## AIM
The listing below holds pictures; exclude them. Return exactly the lines from the one with "Generate a Python" through the one with "import plotly.graph_objects as go".

────────────────────

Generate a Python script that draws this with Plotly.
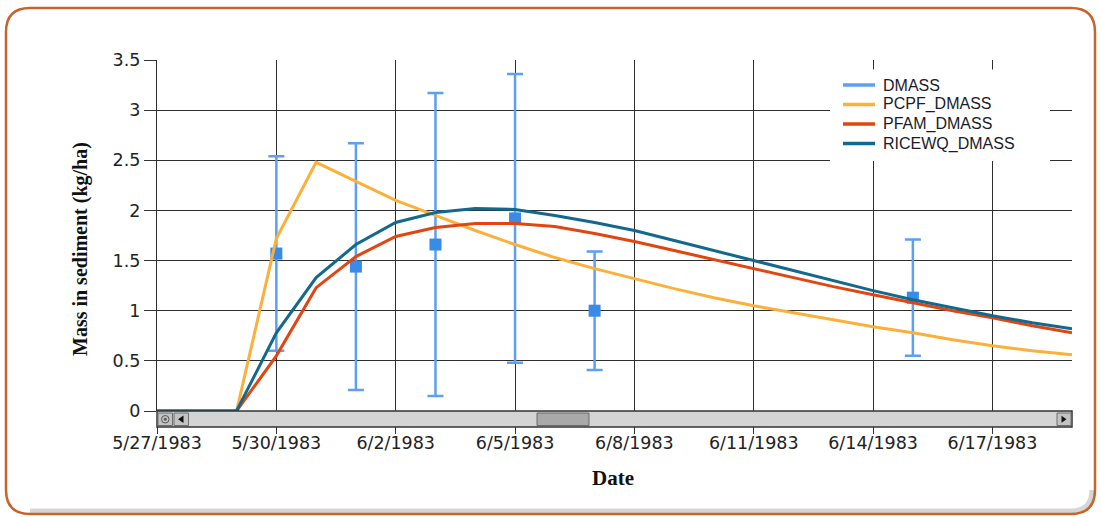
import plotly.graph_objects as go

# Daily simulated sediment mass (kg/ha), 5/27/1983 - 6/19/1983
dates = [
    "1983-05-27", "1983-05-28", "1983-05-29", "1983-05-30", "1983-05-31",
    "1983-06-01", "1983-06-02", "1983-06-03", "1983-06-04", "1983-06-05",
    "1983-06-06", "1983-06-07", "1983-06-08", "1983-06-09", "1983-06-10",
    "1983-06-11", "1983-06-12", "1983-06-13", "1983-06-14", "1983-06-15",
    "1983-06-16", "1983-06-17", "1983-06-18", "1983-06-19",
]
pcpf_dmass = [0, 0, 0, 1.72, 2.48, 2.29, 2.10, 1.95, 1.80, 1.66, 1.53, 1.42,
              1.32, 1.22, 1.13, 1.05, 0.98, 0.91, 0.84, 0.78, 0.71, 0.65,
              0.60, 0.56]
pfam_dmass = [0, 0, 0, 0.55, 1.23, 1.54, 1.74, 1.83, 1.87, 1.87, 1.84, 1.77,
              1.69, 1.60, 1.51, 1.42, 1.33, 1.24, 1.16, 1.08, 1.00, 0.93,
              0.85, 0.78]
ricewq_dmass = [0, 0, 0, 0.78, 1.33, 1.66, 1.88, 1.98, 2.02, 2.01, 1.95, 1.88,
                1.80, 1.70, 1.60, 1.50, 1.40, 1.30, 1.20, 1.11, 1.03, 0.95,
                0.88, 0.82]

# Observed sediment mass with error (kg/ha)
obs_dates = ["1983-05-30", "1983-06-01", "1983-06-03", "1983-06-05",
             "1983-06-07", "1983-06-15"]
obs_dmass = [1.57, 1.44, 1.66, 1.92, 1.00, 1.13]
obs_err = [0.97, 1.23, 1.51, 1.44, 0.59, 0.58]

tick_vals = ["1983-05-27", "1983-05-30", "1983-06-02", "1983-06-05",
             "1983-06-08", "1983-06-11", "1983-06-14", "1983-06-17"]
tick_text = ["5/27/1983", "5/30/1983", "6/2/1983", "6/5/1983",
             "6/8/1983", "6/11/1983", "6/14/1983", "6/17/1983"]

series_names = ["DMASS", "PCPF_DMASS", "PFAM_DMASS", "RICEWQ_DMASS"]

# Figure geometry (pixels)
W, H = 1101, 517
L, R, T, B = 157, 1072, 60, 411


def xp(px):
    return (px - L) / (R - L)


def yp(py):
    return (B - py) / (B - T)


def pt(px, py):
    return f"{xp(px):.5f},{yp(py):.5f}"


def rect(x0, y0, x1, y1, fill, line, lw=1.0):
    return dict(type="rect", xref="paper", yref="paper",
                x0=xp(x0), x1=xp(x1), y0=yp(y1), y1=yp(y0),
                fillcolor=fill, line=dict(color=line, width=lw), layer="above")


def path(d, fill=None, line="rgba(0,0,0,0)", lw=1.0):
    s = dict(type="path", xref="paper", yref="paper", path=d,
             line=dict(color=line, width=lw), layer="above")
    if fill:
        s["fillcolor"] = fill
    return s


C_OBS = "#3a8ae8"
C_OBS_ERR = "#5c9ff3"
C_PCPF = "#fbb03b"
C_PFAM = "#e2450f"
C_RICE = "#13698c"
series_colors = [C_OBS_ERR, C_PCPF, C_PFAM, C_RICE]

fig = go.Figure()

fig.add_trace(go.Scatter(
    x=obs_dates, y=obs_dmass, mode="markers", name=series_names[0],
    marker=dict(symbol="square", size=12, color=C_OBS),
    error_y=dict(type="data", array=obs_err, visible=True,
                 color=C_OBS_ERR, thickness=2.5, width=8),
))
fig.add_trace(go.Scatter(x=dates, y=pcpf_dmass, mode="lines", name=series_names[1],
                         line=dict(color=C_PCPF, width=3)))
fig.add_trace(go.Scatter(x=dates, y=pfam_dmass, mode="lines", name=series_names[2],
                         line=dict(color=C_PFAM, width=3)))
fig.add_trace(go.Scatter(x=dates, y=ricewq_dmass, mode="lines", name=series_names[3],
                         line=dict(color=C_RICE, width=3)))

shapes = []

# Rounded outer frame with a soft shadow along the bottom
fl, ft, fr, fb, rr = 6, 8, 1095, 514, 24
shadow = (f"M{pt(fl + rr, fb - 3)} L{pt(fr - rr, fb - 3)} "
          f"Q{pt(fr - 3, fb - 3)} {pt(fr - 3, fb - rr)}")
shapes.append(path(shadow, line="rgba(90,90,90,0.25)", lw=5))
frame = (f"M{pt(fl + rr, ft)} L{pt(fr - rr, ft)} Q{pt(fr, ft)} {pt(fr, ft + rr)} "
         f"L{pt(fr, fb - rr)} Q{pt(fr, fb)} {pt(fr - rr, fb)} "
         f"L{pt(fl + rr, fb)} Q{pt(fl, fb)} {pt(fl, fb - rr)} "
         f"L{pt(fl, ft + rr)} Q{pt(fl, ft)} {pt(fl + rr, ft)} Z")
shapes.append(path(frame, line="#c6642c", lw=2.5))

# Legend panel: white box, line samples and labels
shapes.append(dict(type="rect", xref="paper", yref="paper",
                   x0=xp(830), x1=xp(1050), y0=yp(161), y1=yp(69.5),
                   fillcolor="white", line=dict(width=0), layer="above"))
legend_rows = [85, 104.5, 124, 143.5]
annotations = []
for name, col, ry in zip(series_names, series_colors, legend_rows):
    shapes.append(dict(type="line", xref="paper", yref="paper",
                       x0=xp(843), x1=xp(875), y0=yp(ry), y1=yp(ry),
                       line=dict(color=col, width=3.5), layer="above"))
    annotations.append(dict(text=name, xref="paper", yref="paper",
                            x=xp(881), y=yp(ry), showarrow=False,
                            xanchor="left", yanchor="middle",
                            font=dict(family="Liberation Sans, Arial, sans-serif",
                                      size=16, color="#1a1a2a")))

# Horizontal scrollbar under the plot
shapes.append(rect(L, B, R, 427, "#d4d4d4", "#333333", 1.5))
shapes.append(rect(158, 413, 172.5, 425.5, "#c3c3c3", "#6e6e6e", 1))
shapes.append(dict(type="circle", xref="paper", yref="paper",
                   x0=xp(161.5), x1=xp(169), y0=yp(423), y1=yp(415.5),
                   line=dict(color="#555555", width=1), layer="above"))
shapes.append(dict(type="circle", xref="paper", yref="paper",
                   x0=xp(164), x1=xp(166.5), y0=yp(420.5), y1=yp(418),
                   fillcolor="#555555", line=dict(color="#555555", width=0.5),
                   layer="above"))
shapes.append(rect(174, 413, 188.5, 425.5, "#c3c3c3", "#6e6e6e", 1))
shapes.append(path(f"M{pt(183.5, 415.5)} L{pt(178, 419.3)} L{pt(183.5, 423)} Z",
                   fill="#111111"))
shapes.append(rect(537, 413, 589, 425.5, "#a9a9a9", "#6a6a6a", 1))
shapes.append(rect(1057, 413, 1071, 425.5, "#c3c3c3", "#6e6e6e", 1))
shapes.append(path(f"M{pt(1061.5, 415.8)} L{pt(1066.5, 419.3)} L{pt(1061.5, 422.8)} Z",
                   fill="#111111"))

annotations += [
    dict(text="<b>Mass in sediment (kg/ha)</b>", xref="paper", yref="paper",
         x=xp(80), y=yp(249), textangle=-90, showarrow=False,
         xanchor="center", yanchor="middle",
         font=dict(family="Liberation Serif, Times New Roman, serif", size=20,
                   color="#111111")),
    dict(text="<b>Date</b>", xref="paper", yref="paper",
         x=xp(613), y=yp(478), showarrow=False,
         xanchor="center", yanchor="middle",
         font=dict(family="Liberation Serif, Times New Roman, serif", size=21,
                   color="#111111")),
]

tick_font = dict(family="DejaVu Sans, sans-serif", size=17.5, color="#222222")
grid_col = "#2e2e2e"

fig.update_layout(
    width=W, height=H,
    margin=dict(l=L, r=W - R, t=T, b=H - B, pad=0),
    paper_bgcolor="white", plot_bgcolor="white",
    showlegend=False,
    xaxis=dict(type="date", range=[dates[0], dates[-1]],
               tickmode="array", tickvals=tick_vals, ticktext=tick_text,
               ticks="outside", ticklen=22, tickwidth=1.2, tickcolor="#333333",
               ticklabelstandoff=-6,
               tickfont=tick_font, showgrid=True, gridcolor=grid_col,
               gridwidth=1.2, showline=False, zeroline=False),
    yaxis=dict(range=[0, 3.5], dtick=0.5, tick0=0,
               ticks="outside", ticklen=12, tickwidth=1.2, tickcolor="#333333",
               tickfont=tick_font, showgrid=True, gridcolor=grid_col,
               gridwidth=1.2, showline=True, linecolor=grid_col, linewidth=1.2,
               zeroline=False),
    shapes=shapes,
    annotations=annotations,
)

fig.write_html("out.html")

────────────────────

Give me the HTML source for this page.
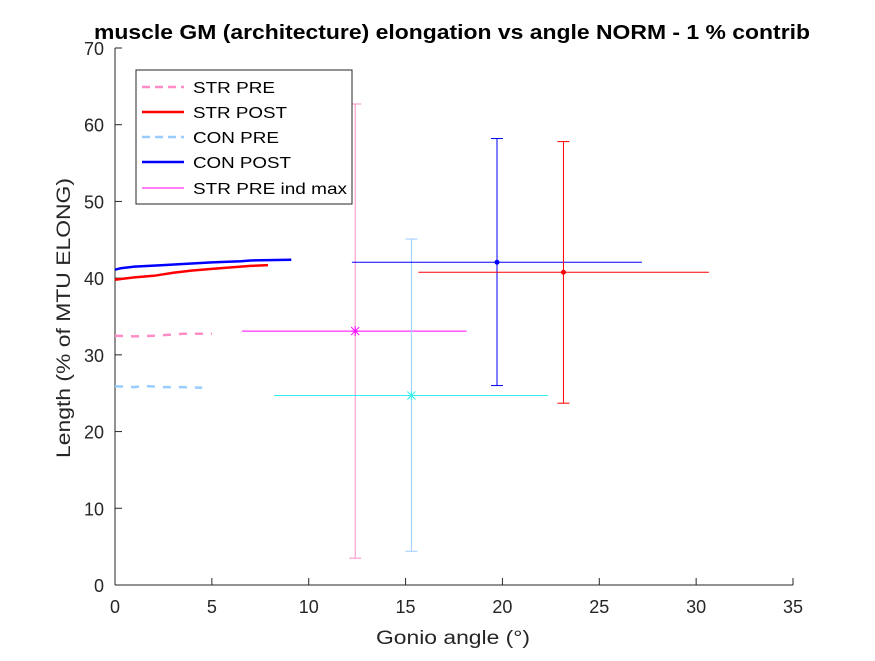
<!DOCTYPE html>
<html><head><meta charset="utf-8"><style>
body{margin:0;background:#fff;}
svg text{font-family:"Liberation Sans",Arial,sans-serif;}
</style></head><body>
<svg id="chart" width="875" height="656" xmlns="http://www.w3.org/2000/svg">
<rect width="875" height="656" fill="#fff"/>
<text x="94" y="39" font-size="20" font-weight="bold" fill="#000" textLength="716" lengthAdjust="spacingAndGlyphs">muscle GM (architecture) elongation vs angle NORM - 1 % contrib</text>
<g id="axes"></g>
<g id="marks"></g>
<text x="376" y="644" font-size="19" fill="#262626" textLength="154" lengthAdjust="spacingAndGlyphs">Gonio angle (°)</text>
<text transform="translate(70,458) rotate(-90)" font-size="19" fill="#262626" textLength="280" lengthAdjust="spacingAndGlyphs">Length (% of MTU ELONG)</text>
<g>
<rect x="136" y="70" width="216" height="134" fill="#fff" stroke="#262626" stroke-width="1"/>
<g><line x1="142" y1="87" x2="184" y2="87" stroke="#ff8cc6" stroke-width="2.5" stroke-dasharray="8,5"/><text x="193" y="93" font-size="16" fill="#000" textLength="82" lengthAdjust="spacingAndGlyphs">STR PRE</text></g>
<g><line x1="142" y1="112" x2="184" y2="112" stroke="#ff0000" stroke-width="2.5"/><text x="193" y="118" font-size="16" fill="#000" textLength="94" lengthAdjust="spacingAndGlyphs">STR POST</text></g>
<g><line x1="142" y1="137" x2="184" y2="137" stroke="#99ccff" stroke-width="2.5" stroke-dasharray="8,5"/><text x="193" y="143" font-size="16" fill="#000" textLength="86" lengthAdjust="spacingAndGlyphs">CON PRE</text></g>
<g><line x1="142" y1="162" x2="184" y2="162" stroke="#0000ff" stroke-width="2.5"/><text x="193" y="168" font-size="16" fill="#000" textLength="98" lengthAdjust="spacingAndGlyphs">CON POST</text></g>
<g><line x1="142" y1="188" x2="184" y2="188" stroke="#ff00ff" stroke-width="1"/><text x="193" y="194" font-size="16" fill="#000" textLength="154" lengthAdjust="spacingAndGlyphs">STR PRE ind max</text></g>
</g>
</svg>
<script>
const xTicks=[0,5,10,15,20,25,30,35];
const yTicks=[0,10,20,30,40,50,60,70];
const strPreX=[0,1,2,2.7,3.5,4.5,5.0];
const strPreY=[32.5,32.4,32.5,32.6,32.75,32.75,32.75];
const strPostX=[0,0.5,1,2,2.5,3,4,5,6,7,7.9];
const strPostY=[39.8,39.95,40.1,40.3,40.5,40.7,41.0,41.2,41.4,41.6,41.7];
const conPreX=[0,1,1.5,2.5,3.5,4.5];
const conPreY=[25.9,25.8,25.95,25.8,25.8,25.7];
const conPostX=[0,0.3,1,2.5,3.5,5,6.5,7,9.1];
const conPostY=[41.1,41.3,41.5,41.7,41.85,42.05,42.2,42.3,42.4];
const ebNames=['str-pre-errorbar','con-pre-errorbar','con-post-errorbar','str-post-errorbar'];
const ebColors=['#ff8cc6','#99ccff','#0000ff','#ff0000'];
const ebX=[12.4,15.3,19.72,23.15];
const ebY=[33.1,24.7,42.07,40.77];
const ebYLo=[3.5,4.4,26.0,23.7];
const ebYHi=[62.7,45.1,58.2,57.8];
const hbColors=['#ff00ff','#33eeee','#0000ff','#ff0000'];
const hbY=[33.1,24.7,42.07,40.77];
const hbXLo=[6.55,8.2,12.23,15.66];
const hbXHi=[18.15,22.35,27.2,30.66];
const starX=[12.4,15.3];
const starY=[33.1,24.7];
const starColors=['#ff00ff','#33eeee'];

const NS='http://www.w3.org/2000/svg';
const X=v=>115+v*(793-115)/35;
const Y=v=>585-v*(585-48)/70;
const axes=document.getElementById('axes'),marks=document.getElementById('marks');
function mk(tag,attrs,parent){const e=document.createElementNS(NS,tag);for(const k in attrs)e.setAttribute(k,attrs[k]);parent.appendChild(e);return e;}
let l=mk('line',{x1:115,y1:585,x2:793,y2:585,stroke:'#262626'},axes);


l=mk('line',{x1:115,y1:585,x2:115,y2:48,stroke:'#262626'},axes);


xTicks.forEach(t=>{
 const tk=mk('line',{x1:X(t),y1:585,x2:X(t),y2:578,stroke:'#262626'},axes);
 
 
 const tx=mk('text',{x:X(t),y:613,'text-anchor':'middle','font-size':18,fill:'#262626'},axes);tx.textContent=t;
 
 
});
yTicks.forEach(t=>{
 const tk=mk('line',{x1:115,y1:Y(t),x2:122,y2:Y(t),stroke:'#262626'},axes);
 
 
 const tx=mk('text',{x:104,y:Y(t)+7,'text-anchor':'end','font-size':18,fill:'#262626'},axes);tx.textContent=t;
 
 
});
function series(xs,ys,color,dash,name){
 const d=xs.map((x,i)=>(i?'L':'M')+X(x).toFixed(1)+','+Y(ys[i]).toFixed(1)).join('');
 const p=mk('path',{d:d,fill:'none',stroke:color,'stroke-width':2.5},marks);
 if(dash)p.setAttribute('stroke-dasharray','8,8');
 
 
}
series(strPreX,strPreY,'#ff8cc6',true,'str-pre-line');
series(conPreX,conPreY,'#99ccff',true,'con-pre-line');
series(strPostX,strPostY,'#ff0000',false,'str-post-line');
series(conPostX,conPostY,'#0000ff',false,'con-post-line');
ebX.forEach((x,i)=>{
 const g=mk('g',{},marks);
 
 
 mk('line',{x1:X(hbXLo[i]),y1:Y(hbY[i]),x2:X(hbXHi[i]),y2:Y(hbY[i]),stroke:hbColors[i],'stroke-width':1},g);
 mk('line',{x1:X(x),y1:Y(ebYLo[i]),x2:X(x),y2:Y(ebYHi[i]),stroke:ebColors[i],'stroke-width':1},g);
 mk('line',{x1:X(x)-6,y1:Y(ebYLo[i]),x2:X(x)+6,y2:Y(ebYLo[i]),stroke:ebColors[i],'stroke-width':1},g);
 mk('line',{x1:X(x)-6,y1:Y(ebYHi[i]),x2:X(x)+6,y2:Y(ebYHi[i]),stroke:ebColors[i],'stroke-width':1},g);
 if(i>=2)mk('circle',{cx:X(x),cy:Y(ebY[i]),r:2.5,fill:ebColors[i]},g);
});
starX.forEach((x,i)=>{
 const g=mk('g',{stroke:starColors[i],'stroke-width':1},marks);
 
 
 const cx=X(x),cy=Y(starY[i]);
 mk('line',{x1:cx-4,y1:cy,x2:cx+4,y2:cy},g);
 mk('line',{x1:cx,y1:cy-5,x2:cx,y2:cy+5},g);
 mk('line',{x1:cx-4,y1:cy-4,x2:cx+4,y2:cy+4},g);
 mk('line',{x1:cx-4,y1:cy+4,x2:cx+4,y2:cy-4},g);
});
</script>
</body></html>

────────────────────

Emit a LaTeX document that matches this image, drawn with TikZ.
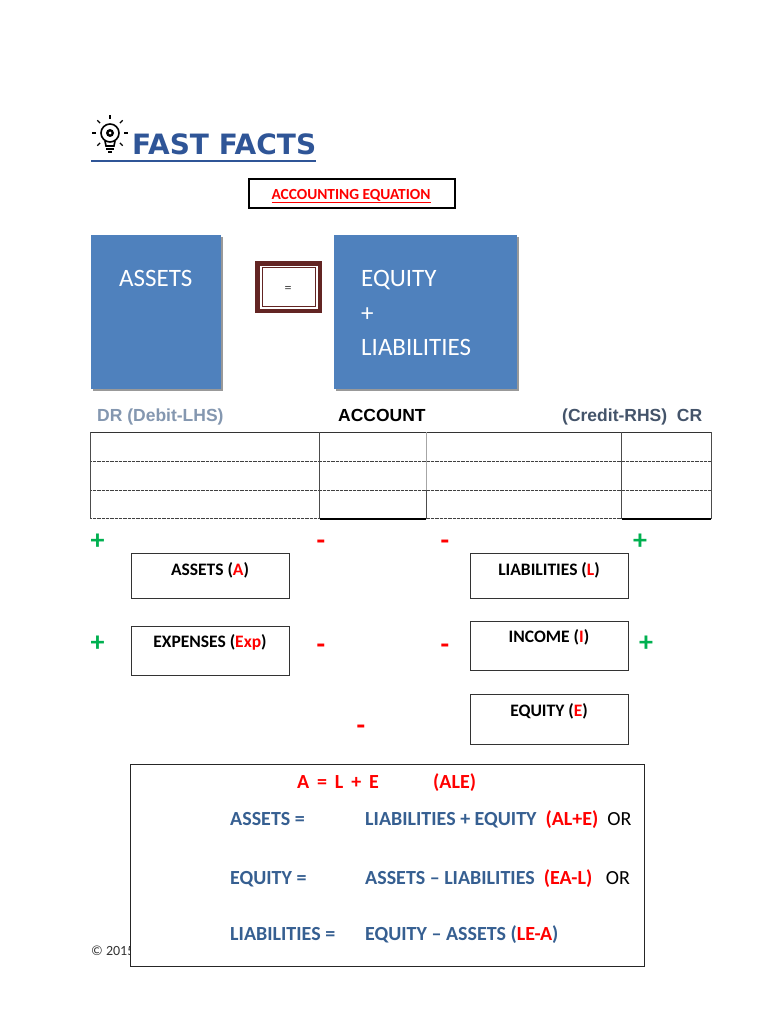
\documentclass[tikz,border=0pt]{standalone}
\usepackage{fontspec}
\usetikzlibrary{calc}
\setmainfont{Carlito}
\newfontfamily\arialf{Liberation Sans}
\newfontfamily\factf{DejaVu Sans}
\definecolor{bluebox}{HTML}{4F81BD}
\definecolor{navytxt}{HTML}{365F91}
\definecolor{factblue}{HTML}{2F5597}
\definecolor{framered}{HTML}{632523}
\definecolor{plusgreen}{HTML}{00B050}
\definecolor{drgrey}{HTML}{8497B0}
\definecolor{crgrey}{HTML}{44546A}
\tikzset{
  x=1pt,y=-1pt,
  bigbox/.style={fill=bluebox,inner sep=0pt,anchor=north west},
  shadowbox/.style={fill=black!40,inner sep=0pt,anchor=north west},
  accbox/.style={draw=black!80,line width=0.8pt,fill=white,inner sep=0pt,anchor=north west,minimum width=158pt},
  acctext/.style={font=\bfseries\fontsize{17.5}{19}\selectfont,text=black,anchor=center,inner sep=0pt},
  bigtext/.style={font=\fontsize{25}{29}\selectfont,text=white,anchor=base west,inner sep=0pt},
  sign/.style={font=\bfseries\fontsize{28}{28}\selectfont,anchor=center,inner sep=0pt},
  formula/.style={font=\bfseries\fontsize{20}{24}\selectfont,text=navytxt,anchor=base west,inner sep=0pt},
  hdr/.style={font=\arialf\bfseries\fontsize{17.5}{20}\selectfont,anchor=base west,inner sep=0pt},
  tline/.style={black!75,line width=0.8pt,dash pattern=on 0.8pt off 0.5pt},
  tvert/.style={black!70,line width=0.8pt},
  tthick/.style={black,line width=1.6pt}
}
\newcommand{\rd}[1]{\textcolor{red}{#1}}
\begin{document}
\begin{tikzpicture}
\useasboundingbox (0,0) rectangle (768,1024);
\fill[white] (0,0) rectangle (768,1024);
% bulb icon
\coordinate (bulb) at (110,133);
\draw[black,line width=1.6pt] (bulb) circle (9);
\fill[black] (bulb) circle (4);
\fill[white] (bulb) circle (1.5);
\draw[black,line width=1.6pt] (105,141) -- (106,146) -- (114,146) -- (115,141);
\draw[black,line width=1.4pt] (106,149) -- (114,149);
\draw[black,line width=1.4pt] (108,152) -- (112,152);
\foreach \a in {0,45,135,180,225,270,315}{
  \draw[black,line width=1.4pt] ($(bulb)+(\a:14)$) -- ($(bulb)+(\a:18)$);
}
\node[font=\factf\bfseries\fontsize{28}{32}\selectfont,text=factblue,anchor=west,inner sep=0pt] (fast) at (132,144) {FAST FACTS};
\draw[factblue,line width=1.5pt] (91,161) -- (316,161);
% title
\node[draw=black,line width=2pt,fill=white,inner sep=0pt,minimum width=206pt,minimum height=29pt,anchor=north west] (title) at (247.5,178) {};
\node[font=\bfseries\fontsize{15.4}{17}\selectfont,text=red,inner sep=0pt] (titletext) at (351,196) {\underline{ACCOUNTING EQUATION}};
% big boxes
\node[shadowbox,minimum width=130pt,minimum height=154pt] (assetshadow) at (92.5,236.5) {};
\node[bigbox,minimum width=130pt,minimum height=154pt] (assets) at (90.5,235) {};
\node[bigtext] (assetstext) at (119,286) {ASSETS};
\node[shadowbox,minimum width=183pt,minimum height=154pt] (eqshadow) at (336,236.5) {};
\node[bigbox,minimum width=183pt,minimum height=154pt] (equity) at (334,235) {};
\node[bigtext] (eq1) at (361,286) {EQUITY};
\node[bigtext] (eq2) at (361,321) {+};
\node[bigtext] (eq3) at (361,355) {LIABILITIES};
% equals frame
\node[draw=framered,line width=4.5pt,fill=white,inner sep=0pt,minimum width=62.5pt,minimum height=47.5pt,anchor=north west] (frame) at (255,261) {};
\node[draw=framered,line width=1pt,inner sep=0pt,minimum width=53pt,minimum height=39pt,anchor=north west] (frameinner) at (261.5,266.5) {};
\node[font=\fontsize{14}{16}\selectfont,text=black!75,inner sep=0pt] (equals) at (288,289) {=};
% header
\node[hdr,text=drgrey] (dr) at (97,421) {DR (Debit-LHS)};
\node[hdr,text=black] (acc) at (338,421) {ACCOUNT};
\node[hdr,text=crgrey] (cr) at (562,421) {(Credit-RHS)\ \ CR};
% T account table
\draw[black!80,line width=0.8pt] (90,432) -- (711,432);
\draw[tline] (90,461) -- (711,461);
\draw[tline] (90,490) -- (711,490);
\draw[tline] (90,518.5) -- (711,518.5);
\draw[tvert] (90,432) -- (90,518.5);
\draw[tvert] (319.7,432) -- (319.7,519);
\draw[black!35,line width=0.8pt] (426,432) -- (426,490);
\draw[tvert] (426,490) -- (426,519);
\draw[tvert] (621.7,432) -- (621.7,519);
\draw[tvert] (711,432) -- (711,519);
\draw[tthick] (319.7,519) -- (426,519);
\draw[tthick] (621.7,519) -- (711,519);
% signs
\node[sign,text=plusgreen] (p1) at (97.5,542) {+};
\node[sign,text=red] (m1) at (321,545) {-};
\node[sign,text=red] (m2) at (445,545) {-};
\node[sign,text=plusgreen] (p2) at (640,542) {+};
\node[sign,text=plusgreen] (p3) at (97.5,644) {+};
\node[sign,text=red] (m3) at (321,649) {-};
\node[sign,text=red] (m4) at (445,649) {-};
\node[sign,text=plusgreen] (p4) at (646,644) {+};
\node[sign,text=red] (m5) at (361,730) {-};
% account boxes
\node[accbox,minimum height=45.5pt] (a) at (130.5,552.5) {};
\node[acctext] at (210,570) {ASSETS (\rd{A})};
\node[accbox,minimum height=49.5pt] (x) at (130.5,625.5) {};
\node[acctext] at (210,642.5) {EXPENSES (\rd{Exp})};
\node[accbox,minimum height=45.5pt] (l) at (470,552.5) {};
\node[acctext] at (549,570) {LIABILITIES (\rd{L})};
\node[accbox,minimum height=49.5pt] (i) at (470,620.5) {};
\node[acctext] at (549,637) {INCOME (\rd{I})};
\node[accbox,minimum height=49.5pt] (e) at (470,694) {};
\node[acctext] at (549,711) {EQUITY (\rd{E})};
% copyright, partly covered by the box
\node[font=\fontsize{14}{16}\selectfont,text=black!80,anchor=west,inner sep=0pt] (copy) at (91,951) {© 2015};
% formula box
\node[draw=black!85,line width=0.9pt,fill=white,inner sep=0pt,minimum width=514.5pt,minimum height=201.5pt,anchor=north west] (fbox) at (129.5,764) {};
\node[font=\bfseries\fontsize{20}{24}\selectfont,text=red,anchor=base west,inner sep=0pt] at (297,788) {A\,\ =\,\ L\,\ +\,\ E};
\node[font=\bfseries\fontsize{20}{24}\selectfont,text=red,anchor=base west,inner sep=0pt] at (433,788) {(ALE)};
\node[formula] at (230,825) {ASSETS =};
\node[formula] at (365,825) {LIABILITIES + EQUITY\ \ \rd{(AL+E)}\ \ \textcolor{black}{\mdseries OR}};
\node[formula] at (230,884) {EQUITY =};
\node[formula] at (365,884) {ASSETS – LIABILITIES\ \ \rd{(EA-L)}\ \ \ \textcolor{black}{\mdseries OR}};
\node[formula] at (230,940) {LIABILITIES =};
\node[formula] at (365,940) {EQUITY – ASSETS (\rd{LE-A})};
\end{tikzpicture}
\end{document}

────────────────────

## FINISHED TASK
Generate a Python script that draws this with Plotly.
import plotly.graph_objects as go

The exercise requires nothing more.